Problem details –
Each entry below should be echoed exactly, with pictures omitted.

══ Given records

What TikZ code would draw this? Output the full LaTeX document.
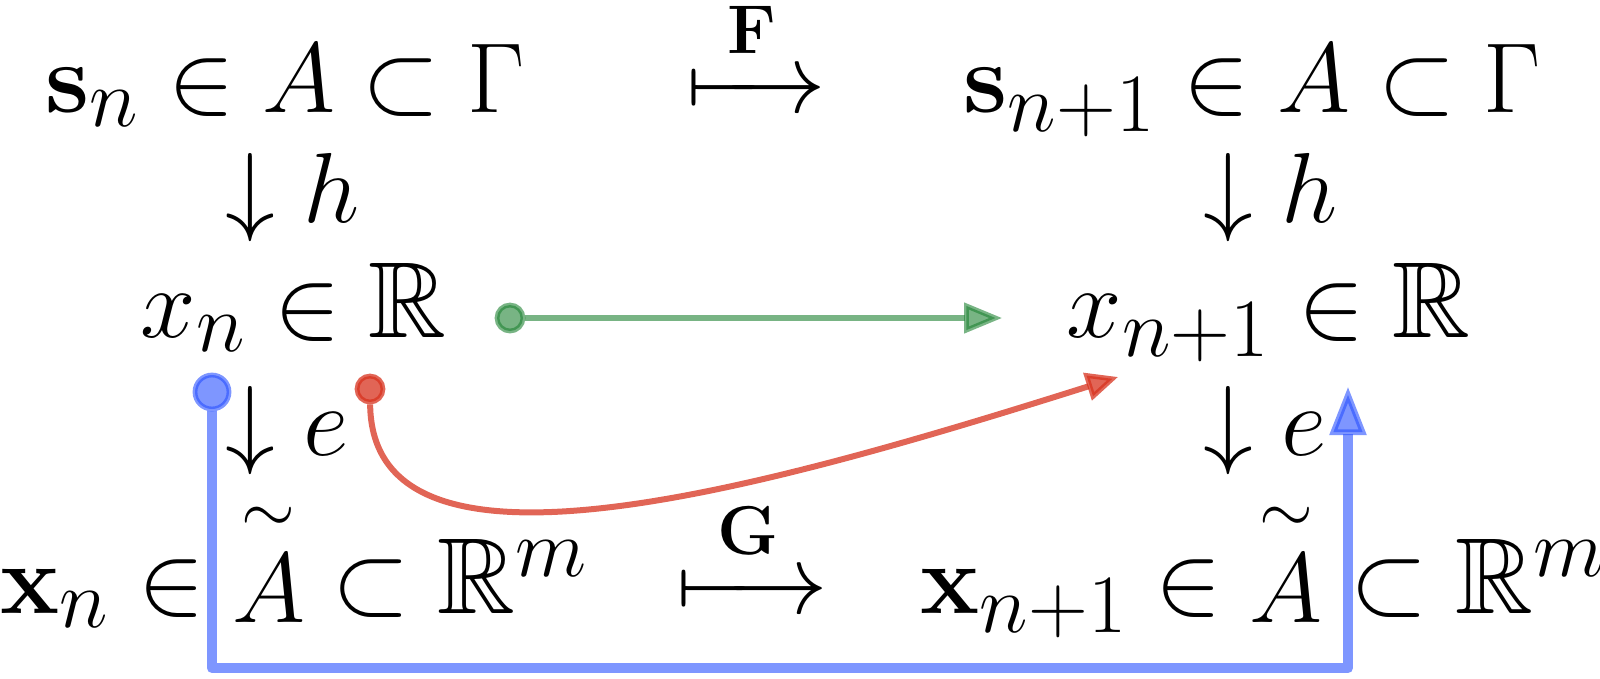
\documentclass[tikz,border=0pt]{standalone}
\usepackage{amsmath,amssymb,mathtools}
\usetikzlibrary{arrows.meta}
\DeclareMathSizes{27}{27}{22.4}{18.9}
\definecolor{mgreen}{RGB}{30,130,50}
\definecolor{mred}{RGB}{215,50,30}
\definecolor{mblue}{RGB}{40,80,255}
\newcommand{\tildeA}{\mathord{\stackrel{\scriptscriptstyle\sim}{A}}}
\newcommand{\labmap}[1]{\xmapsto{\mkern3mu\scriptscriptstyle#1\mkern3mu}}
\tikzset{
  mtext/.style={inner sep=0pt, anchor=base west, font=\fontsize{27}{32}\selectfont},
  dot/.style={circle, inner sep=0pt, minimum size=#1, line width=1.2pt},
  gline/.style={draw=mgreen, draw opacity=0.6, fill opacity=0.6, line width=1.6pt},
  rline/.style={draw=mred, draw opacity=0.75, fill opacity=0.75, line width=1.5pt},
  bline/.style={draw=mblue, draw opacity=0.6, fill opacity=0.6, line width=2.6pt}
}
\begin{document}
\begin{tikzpicture}[x=0.25pt,y=-0.25pt]
\useasboundingbox (0,0) rectangle (1600,678);
% row 1
\node[mtext] (s1) at (45,112) {$\mathbf{s}_n \in A \subset \Gamma$};
\node[mtext] (F) at (686,112) {$\labmap{\mathbf{F}}$};
\node[mtext] (s2) at (963,112) {$\mathbf{s}_{n+1} \in A \subset \Gamma$};
% row 2
\node[mtext] (h1) at (225,222) {$\downarrow h$};
\node[mtext] (h2) at (1203,222) {$\downarrow h$};
% row 3
\node[mtext] (x1) at (140,337) {$x_n \in \mathbb{R}$};
\node[mtext] (x2) at (1066,337) {$x_{n+1} \in \mathbb{R}$};
% row 4
\node[mtext] (e1) at (225,455) {$\downarrow e$};
\node[mtext] (e2) at (1203,455) {$\downarrow e$};
% row 5
\node[mtext] (X1) at (0,613) {$\mathbf{x}_n \in \tildeA \subset \mathbb{R}^m$};
\node[mtext] (G) at (676,613) {$\labmap{\mathbf{G}}$};
\node[mtext] (X2) at (920,613) {$\mathbf{x}_{n+1} \in \tildeA \subset \mathbb{R}^m$};
% dots
\node[dot=6.5pt, draw=mgreen, fill=mgreen, draw opacity=0.6, fill opacity=0.6] (gd) at (510,318) {};
\node[dot=6.5pt, draw=mred, fill=mred, draw opacity=0.75, fill opacity=0.75] (rd) at (370,389) {};
\node[dot=8.5pt, draw=mblue, fill=mblue, draw opacity=0.6, fill opacity=0.6] (bd) at (212,392) {};
% tips
\coordinate (gt) at (1002,318);
\coordinate (rt) at (1118,377);
\coordinate (bt) at (1348,387);
\coordinate (bc) at (212,668);
% connectors
\draw[gline, -{Triangle[length=9.5pt,width=7.5pt,fill=mgreen,line width=1.2pt]}] (gd) -- (gt);
\draw[rline, -{Triangle[length=8pt,width=7pt,fill=mred,line width=1.2pt]}] (rd) .. controls (372,600) and (760,490) .. (rt);
\draw[bline, line join=round, -{Triangle[length=12pt,width=9pt,fill=mblue,line width=1.4pt]}] (bd) -- (bc) -| (bt);
\end{tikzpicture}
\end{document}
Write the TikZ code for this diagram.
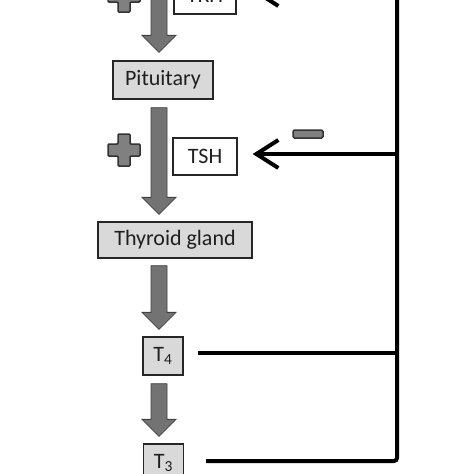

════

Correct output –
What TikZ code would draw this? Output the full LaTeX document.
\documentclass[tikz,border=0pt]{standalone}
\usepackage{amsmath,amssymb,mathtools}
\usetikzlibrary{arrows.meta}
\DeclareMathSizes{27}{27}{22.4}{18.9}
\definecolor{mgreen}{RGB}{30,130,50}
\definecolor{mred}{RGB}{215,50,30}
\definecolor{mblue}{RGB}{40,80,255}
\newcommand{\tildeA}{\mathord{\stackrel{\scriptscriptstyle\sim}{A}}}
\newcommand{\labmap}[1]{\xmapsto{\mkern3mu\scriptscriptstyle#1\mkern3mu}}
\tikzset{
  mtext/.style={inner sep=0pt, anchor=base west, font=\fontsize{27}{32}\selectfont},
  dot/.style={circle, inner sep=0pt, minimum size=#1, line width=1.2pt},
  gline/.style={draw=mgreen, draw opacity=0.6, fill opacity=0.6, line width=1.6pt},
  rline/.style={draw=mred, draw opacity=0.75, fill opacity=0.75, line width=1.5pt},
  bline/.style={draw=mblue, draw opacity=0.6, fill opacity=0.6, line width=2.6pt}
}
\begin{document}
\begin{tikzpicture}[x=0.25pt,y=-0.25pt]
\useasboundingbox (0,0) rectangle (1600,678);
% row 1
\node[mtext] (s1) at (45,112) {$\mathbf{s}_n \in A \subset \Gamma$};
\node[mtext] (F) at (686,112) {$\labmap{\mathbf{F}}$};
\node[mtext] (s2) at (963,112) {$\mathbf{s}_{n+1} \in A \subset \Gamma$};
% row 2
\node[mtext] (h1) at (225,222) {$\downarrow h$};
\node[mtext] (h2) at (1203,222) {$\downarrow h$};
% row 3
\node[mtext] (x1) at (140,337) {$x_n \in \mathbb{R}$};
\node[mtext] (x2) at (1066,337) {$x_{n+1} \in \mathbb{R}$};
% row 4
\node[mtext] (e1) at (225,455) {$\downarrow e$};
\node[mtext] (e2) at (1203,455) {$\downarrow e$};
% row 5
\node[mtext] (X1) at (0,613) {$\mathbf{x}_n \in \tildeA \subset \mathbb{R}^m$};
\node[mtext] (G) at (676,613) {$\labmap{\mathbf{G}}$};
\node[mtext] (X2) at (920,613) {$\mathbf{x}_{n+1} \in \tildeA \subset \mathbb{R}^m$};
% dots
\node[dot=6.5pt, draw=mgreen, fill=mgreen, draw opacity=0.6, fill opacity=0.6] (gd) at (510,318) {};
\node[dot=6.5pt, draw=mred, fill=mred, draw opacity=0.75, fill opacity=0.75] (rd) at (370,389) {};
\node[dot=8.5pt, draw=mblue, fill=mblue, draw opacity=0.6, fill opacity=0.6] (bd) at (212,392) {};
% tips
\coordinate (gt) at (1002,318);
\coordinate (rt) at (1118,377);
\coordinate (bt) at (1348,387);
\coordinate (bc) at (212,668);
% connectors
\draw[gline, -{Triangle[length=9.5pt,width=7.5pt,fill=mgreen,line width=1.2pt]}] (gd) -- (gt);
\draw[rline, -{Triangle[length=8pt,width=7pt,fill=mred,line width=1.2pt]}] (rd) .. controls (372,600) and (760,490) .. (rt);
\draw[bline, line join=round, -{Triangle[length=12pt,width=9pt,fill=mblue,line width=1.4pt]}] (bd) -- (bc) -| (bt);
\end{tikzpicture}
\end{document}
Write the TikZ code for this diagram.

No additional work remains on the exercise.